Creating more roles for women in film and TV, and why it’s so crucial:

“I really think it’s about trying to make 50% of the speaking roles, whether it’s movies or television, female. There’s just—if you look at the breakdowns—a lot more opportunity for roles for men; why can’t the doctor of the law officer or the policeman be a policewoman? Geena Davis has done a lot of great studies on that and she presents the numbers. For example, on Sesame Street, there were more male puppets than female puppets and they petitioned to get more female puppets. It was really expensive to make a puppet—I’m not making this up—it took a lot to get more female puppets.

“I’m a mom to a boy and I want him to grow up supporting strong women. We don’t realize that our kids, the images they see, if they see eight men and two women for every scene, they automatically think that women are a minority because that’s what they are presented with. So to me it’s just about whether it’s the producer, director, or the writer in entertainment, consciously going through their projects and being like, could that role be a woman?”

 

On the lack of women in positions of power, and the ‘Boy’s Club’ mentality:

“It’s a really complex issue on why there aren’t more women in powerful positions in Wall Street, in politics, in entertainment.

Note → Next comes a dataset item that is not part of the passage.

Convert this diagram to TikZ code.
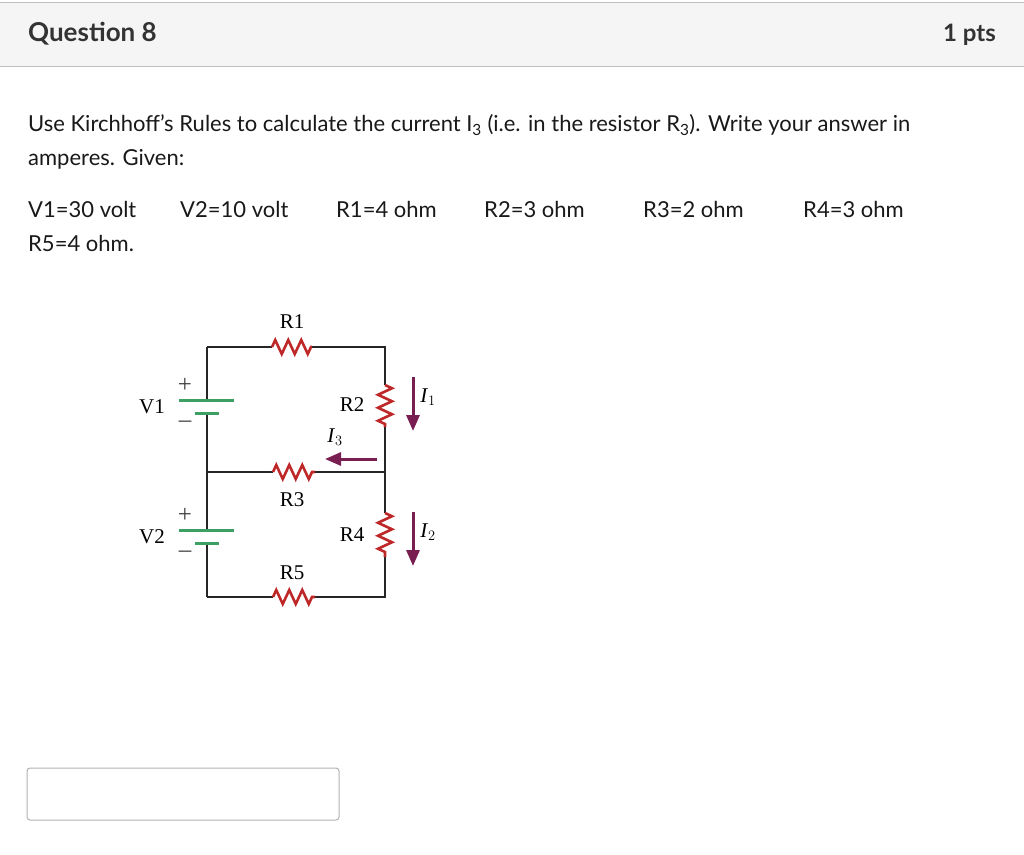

It’s a broader question that we need to address as a society. I think on Wall Street, something happens when women have children—there’s a drop-off rate, and we actually incorporated that into my character. My character is pregnant and hiding it because she wants a promotion, and she knows that if she tells her female boss she may not get that promotion. So we explore that a little. I don’t think that it’s outright sexism on Wall Street; I think it’s just a boy’s club and how do you change that? And I don’t know the answer.”

 

On producing *and* acting in a film:

“I love creating stories, I love that as a producer and actress, you get to develop the role you want to play. My character is definitely a little dark, and a type of women I don’t believe we see a lot of on screen, so that was a lot of fun to create. To be able to say, I want my character to be pregnant and hiding it, you know, if you’re a producer you can do whatever you want in that regard. But also the nice thing about producing a film is that you have the journey from the beginning to the end. As an actress you show up and you do your job—your part in the puzzle—and you leave. But as a producer, you have a creative say, input, the whole time, on the final cut, on how it shapes, on who you hire. And we had a great team on this movie so that was awesome.

 

How she’s like her character, and realizing you can’t have it all:

“I’ll tell you how [I’m like my character]: she’s very ambitious, I think I’m very ambitious. She’s very competitive—I have a sports background, I’m very competitive. And I used to be like this: she truly believes she can have it all. here’s actually a scene in the movie where she’s looking at this article about women having it all and she truly believes she can have the baby, be powerful, and be married, all at the same time and she starts to learn that life is a lot more complicated and she has to make difficult choices. And when I grew up, and again, because I grew up in sports with Title 9 and everything felt very equal, I very much felt like I could have everything at one time and then you start to realize that life is more complicated and you have to make choices about what is more important to you in each moment.”

 

A lesson in ‘just doing it’:

“Just create. There are so many ways to create. You can create for YouTube, you can create for web series, you can create your own short film, you can create your own feature film. I think a great example is Meera Menon, who is our director for this film. Before this, she made her own feature film that she raised the money for on Kickstarter. It was under $100,000, she got into Tribeca [Film Festival], she won all these awards. I saw that film and while, yes, it was a low budget film, I saw her potential as an incredible director, and had she not created that piece of art, she would not have directed Equity because we wouldn’t have been able to see what she can do. So don’t wait for the job offer to come to you, create the art you want to see.”